→ REQUIRED WORK: Locate each line of the material that contains "code", then return it.
━━━━━━━━━━━━━━━━
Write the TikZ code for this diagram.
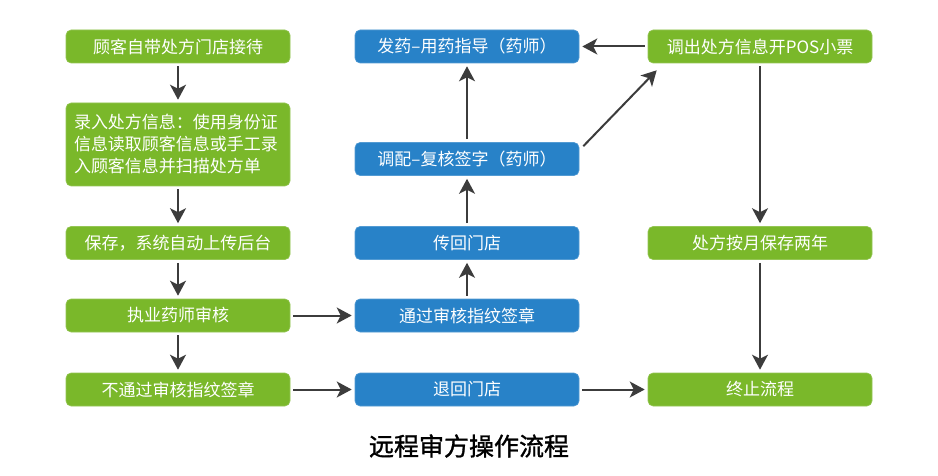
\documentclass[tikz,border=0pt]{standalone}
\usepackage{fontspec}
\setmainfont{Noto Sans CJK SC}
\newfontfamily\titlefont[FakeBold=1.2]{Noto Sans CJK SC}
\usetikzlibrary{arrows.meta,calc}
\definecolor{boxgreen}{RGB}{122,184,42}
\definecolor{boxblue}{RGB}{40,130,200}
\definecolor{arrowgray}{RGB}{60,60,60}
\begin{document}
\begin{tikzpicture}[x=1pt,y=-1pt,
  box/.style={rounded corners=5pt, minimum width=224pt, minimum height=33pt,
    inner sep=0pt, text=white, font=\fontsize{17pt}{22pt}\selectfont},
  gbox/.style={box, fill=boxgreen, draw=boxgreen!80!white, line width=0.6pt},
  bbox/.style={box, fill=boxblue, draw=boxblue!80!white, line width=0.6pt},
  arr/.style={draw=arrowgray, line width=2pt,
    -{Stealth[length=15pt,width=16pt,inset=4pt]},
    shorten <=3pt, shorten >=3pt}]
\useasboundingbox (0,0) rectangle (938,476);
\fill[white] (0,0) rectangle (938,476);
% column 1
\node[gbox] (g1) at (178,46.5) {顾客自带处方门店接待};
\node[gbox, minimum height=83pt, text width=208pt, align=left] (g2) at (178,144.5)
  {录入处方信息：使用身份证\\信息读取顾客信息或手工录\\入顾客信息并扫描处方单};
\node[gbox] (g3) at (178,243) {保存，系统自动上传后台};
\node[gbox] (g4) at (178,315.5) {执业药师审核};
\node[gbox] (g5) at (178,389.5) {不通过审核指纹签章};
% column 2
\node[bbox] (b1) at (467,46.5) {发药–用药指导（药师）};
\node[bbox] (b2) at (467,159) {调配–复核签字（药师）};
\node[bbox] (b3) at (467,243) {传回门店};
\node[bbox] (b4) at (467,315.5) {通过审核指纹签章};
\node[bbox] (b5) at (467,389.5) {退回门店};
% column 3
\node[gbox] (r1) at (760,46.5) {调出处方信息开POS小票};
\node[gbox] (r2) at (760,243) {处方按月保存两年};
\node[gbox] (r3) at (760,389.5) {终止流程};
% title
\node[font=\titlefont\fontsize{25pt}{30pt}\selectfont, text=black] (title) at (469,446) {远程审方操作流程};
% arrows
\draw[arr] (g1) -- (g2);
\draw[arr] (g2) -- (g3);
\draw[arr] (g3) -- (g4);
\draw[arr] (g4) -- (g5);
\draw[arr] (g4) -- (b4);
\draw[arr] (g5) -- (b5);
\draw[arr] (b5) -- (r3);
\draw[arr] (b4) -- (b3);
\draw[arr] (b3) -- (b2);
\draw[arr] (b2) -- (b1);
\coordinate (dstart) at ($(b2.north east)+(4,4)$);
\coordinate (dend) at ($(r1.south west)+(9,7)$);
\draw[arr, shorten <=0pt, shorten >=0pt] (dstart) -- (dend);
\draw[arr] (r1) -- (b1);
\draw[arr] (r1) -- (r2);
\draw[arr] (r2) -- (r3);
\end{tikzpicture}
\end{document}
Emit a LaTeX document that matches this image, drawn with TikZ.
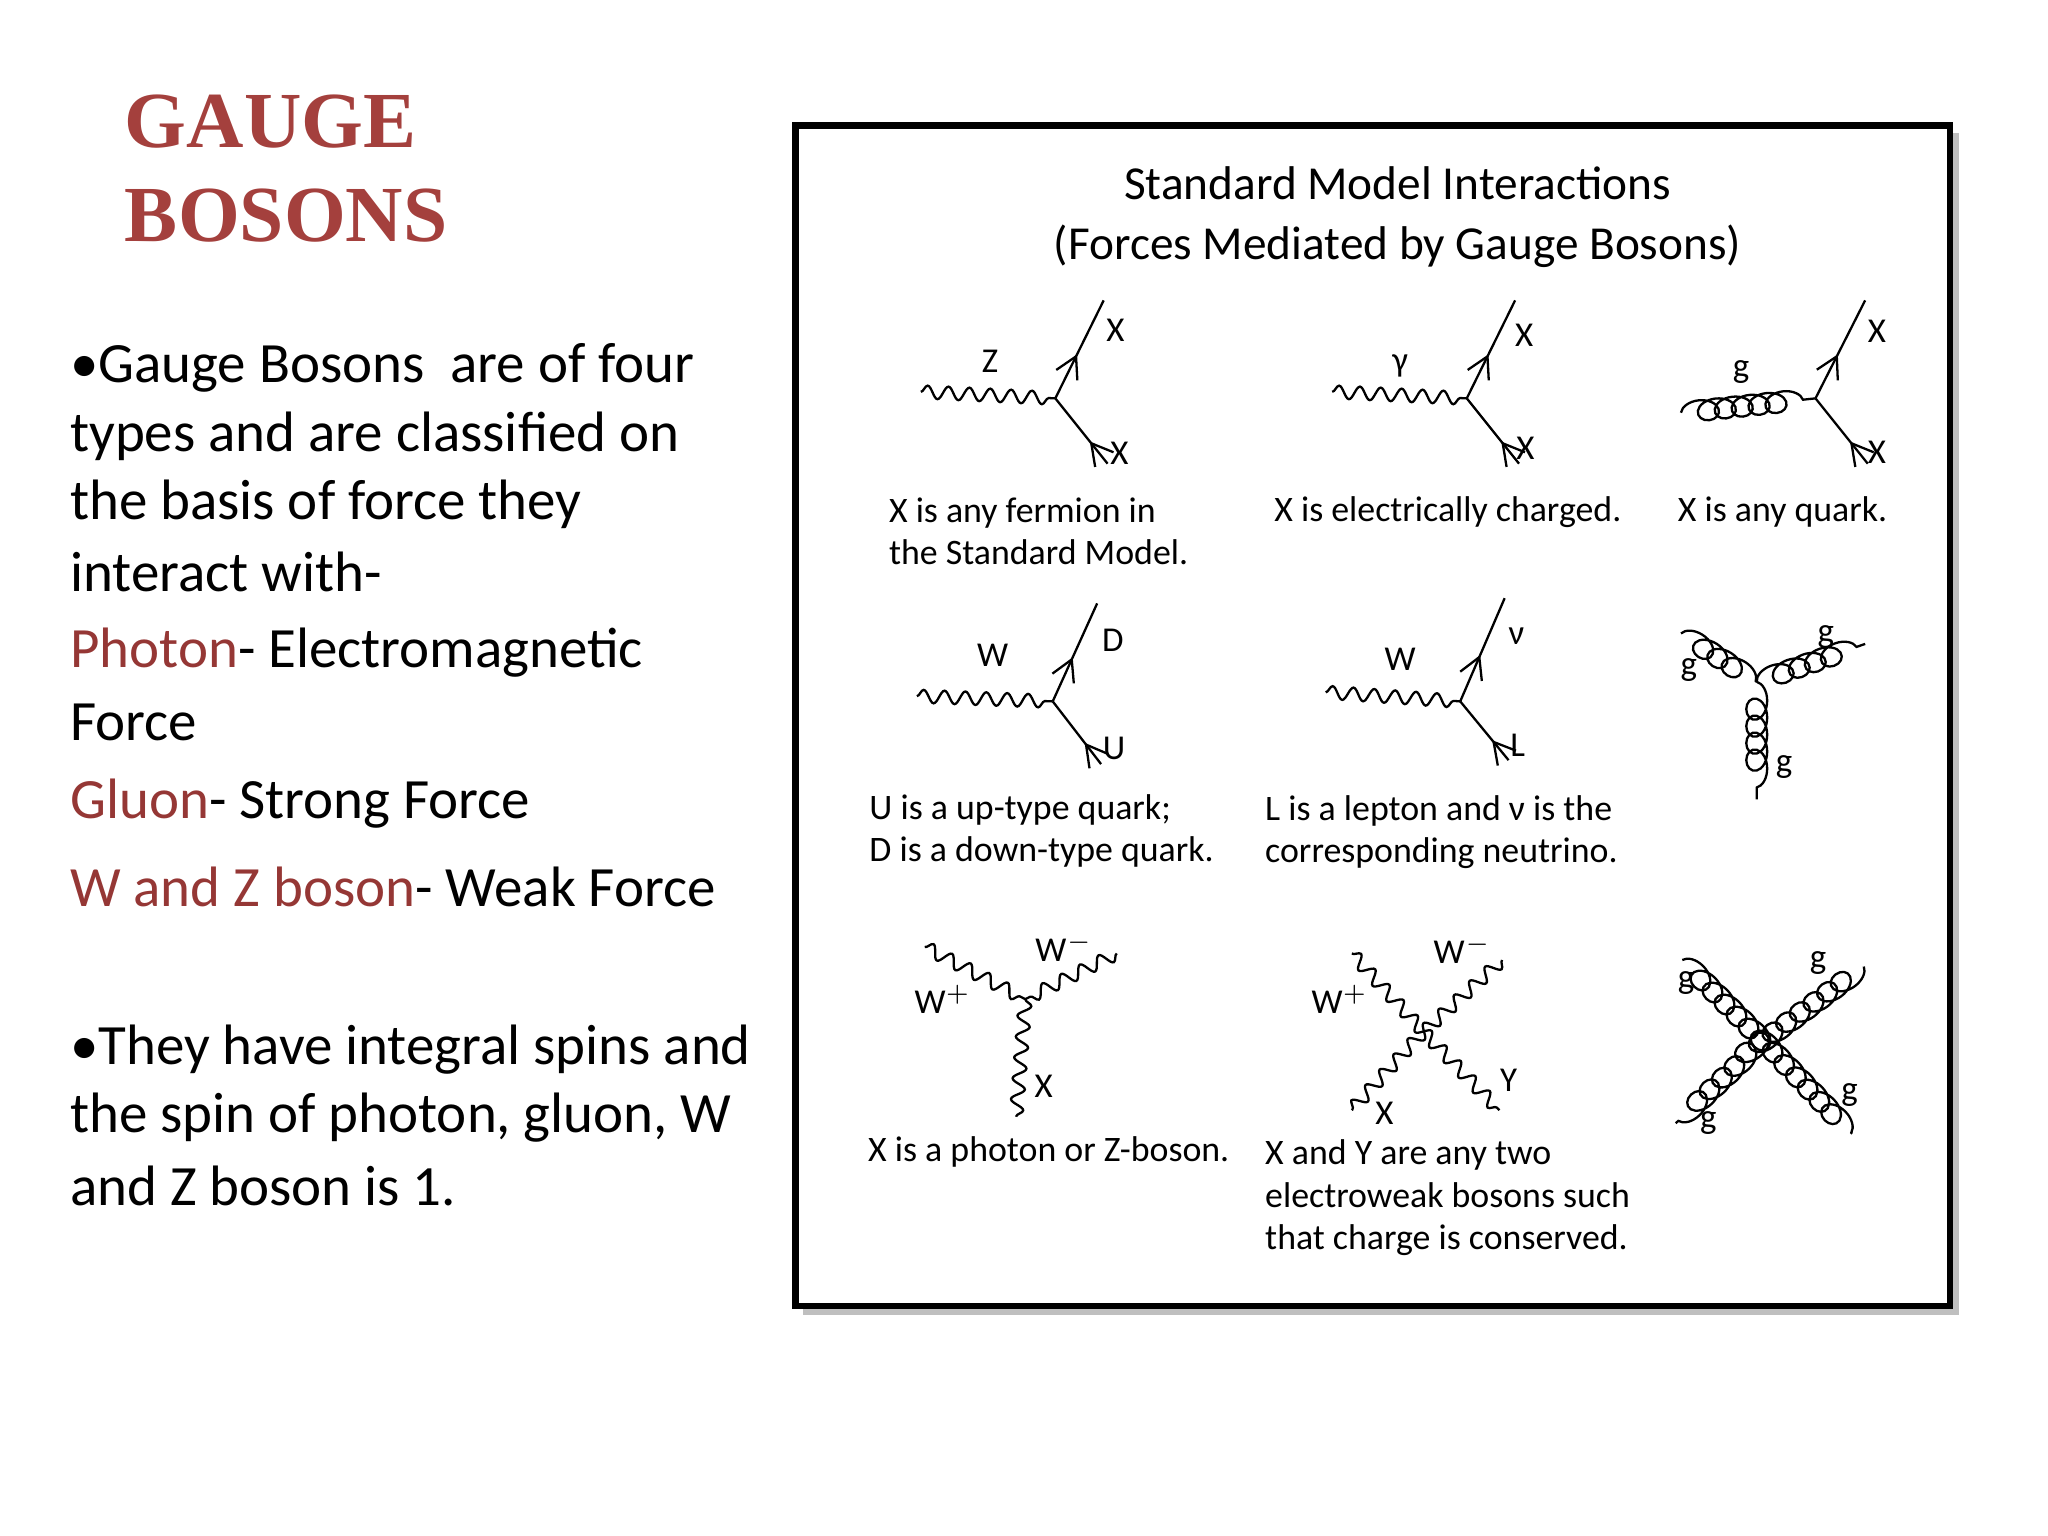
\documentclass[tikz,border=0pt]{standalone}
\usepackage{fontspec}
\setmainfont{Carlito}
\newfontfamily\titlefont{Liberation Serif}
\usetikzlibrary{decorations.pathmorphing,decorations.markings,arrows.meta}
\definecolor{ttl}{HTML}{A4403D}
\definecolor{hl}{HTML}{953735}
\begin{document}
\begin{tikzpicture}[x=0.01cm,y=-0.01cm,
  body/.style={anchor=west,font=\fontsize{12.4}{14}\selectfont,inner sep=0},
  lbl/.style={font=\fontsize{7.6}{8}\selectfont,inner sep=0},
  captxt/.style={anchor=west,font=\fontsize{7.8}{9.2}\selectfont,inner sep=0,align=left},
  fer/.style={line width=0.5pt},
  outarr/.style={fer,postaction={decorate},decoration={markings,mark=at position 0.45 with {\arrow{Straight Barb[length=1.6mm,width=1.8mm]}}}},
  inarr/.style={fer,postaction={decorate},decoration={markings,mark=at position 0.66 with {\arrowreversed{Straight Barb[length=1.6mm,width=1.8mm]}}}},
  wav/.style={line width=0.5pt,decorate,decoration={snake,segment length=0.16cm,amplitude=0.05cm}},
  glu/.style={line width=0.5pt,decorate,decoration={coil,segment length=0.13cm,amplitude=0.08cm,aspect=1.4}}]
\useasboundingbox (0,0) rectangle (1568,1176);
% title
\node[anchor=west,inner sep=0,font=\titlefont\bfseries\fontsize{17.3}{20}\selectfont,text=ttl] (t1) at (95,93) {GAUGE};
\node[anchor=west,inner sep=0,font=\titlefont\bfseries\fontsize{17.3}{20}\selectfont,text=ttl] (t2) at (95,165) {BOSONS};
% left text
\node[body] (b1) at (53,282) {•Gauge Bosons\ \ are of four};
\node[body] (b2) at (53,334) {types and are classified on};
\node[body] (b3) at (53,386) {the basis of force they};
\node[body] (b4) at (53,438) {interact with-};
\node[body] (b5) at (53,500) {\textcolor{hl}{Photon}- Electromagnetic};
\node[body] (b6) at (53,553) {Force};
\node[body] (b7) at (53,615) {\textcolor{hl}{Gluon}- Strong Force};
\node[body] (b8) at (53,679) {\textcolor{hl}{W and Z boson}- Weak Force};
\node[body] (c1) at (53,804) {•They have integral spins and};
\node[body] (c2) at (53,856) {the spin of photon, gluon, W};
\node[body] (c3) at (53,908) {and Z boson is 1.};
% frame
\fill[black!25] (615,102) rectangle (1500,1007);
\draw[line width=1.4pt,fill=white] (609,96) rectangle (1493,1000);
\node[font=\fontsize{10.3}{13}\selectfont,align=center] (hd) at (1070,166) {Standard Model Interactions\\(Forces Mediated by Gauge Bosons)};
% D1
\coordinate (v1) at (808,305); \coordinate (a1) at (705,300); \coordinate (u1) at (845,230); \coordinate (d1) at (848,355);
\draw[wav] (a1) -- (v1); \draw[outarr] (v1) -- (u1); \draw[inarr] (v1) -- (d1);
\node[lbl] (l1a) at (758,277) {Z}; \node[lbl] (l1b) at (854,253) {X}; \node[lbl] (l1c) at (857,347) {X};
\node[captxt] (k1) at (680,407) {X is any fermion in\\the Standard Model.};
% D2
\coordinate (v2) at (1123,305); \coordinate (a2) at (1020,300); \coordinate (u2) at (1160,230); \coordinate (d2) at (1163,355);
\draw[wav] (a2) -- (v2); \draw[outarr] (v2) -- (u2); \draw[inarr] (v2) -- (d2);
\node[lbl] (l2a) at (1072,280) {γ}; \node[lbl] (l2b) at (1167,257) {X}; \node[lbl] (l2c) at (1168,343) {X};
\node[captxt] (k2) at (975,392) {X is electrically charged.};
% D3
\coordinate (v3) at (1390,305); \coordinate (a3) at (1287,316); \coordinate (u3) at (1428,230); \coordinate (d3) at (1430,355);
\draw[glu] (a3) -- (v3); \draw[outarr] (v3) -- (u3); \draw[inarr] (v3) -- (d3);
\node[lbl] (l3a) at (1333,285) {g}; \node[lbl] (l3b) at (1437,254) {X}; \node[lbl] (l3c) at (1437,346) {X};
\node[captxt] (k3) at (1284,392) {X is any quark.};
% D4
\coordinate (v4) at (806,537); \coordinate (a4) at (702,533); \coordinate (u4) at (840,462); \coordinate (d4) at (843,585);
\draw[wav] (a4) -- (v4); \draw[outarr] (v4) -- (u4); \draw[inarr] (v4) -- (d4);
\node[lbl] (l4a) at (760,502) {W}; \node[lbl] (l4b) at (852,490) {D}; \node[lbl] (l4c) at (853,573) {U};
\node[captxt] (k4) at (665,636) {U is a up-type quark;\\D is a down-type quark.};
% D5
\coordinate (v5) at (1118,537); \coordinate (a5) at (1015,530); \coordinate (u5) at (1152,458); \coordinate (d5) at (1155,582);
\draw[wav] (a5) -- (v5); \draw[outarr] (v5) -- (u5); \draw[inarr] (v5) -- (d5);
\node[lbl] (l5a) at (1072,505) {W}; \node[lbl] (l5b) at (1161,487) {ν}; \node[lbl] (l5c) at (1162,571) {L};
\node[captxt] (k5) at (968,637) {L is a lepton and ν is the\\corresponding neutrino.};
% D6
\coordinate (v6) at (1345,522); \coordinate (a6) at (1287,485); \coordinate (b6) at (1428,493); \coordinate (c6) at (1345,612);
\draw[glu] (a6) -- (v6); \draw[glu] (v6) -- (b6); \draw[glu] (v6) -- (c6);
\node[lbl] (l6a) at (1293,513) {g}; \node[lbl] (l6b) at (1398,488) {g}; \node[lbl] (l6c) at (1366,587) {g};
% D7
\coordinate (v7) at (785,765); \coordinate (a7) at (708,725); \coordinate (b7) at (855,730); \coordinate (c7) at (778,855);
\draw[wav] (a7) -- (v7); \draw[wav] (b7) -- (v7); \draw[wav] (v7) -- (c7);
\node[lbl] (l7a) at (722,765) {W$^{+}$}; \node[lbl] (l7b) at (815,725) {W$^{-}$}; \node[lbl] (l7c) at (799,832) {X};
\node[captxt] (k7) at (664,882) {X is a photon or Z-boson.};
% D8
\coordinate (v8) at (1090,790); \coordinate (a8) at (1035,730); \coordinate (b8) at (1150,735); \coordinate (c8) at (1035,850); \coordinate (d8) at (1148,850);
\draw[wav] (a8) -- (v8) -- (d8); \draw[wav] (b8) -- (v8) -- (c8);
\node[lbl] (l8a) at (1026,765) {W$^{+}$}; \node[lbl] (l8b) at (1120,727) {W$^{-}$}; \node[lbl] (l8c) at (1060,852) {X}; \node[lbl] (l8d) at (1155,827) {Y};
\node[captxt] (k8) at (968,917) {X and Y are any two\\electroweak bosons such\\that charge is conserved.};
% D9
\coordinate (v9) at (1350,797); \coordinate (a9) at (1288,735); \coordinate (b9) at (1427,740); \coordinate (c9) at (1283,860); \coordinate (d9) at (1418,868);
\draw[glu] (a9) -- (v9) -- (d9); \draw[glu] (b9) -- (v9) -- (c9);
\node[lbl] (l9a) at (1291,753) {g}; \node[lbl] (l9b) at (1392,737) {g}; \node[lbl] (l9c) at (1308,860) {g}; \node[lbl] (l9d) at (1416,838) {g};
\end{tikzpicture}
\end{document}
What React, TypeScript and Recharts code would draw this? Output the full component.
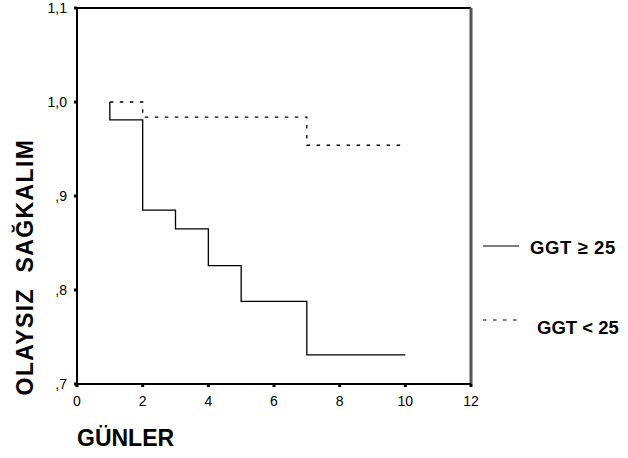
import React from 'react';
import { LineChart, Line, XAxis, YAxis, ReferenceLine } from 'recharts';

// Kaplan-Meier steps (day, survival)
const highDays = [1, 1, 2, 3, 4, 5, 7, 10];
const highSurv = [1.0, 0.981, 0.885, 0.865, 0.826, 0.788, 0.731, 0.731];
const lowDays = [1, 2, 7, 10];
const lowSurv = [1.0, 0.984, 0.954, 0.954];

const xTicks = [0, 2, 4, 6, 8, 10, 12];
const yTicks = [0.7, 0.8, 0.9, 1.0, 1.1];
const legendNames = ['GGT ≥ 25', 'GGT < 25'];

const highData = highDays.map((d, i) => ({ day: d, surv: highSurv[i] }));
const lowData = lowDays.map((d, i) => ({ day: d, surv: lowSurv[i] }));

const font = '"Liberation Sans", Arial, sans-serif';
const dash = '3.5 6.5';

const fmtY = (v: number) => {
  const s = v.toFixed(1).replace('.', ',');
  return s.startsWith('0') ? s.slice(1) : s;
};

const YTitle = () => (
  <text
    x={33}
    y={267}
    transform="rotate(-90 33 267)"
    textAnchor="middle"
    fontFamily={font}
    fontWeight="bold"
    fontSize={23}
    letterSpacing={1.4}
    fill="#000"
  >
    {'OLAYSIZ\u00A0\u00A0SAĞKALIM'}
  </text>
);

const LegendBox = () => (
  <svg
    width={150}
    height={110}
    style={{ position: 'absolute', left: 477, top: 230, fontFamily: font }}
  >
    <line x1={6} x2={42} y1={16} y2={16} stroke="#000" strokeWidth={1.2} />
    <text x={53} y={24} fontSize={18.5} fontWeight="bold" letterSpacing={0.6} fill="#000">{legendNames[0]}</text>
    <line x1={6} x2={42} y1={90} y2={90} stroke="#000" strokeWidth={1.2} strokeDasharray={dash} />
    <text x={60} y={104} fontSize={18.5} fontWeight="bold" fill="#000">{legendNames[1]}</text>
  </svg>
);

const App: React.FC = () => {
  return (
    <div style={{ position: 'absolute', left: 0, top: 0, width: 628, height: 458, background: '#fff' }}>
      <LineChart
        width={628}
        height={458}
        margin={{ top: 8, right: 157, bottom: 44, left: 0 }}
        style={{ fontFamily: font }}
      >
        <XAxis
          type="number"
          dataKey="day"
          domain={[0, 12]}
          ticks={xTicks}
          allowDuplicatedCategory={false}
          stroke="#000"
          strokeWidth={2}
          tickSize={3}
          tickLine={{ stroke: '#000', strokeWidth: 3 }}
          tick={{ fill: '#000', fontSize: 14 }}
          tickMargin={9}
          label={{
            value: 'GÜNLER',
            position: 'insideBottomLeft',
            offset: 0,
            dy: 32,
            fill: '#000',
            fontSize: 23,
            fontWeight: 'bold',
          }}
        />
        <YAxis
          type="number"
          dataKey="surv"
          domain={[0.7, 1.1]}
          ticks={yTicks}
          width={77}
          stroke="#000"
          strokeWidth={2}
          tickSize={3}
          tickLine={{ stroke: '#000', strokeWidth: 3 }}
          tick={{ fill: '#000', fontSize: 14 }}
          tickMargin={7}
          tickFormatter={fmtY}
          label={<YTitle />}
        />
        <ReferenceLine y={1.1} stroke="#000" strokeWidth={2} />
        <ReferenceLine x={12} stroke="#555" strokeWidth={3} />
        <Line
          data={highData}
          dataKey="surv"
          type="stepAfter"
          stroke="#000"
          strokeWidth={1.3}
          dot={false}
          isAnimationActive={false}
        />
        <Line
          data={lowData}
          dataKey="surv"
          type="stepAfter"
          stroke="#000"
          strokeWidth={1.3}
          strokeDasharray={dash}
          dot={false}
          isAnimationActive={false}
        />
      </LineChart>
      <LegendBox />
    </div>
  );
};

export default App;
━━━━━━━━━━━━━━━━
→ SOLUTION FOR THIS TASK:
Write the TikZ code for this diagram.
What React, TypeScript and Recharts code would draw this? Output the full component.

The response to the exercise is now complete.